Once a security interest is properly created, banks must perfect their interest to ensure priority over other creditors. Perfection can be achieved through various methods, including filing a financing statement with the New York Department of State under UCC 9-310 or by taking possession of the collateral. The financing statement, commonly known as the UCC-1 form, provides public notice of the bank’s interest in the collateral. If a bank fails to perfect its security interest, it risks losing its priority to other creditors.
Priority disputes often arise when multiple creditors claim an interest in the same collateral. UCC 9-322 establishes a “first-to-file-or-perfect” rule, meaning that the creditor who either files a financing statement or perfects its interest first generally holds priority. However, exceptions exist for purchase-money security interests (PMSIs), which grant superior rights to lenders financing the acquisition of specific collateral—such as equipment or inventory—if they meet certain filing and notification requirements under UCC 9-324 and 9-325. These rules are particularly relevant in commercial lending, where banks compete for secured interests in a borrower’s assets.

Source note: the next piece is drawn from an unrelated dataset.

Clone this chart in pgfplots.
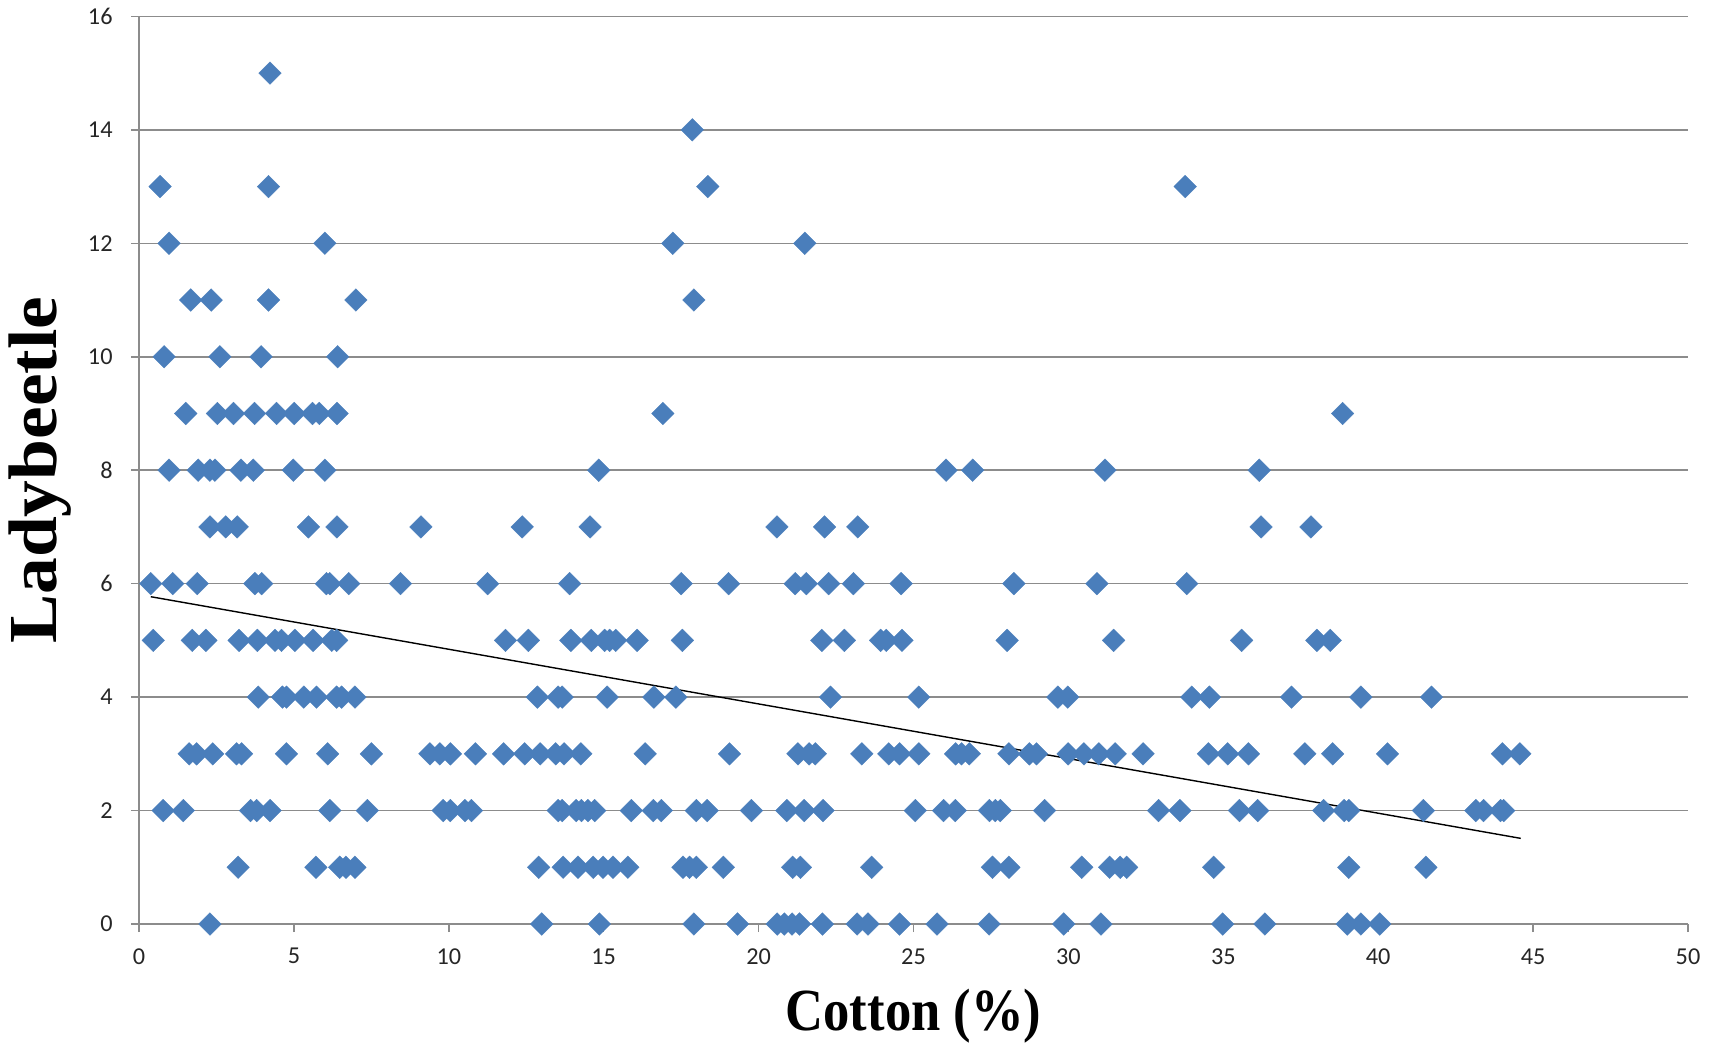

Ensuring compliance with the UCC requires banks to take proactive measures to enforce their rights and obligations. When disputes arise, financial institutions must rely on UCC enforcement mechanisms to protect their interests and recover losses. One key enforcement tool is the right of setoff, which allows a bank to seize funds from a debtor’s account to satisfy an outstanding debt. Under New York case law, such as Bank of New York v. Norilsk Nickel, 14 A.D.3d 140 (1st Dept. 2004), a bank may exercise this right without prior notice if the debtor has defaulted, provided the debt and deposit account are held by the same institution. However, setoff must be conducted in good faith and in accordance with contractual limitations.
Judicial enforcement of UCC provisions often involves litigation, particularly in cases where a borrower or account holder challenges a bank’s actions. Courts in New York frequently interpret UCC provisions in ways that balance the interests of financial institutions with consumer protections. In JP Morgan Chase Bank, N.A. v. Malarkey, 65 A.D.3d 718 (2d Dept. 2009), the court examined the enforceability of loan agreements governed by UCC principles, emphasizing that banks must adhere to procedural requirements when seeking remedies through the courts. This underscores the importance of proper documentation and adherence to statutory notice requirements.
Navigating the complexities of the UCC in banking transactions often requires legal expertise, particularly when disputes arise or regulatory compliance is in question. Banks must recognize when consulting legal counsel is necessary to avoid financial losses and potential liability. Whether dealing with complex lending agreements, contested security interests, or allegations of improper handling of negotiable instruments, legal professionals ensure adherence to UCC provisions while protecting the institution’s financial interests.
Legal counsel should be engaged when a bank faces litigation over a disputed transaction, such as claims of wrongful dishonor under UCC 4-402 or allegations of negligence in handling fraudulent instruments under UCC 3-406. Attorneys are also instrumental in perfecting and enforcing security interests in compliance with Article 9, ensuring that proper filings and notices are executed to maintain priority over competing creditors. Banks should seek legal guidance when drafting customer agreements and internal policies to ensure they align with UCC requirements and evolving case law. Failure to consult legal professionals in these scenarios can expose financial institutions to regulatory scrutiny, financial penalties, and reputational damage.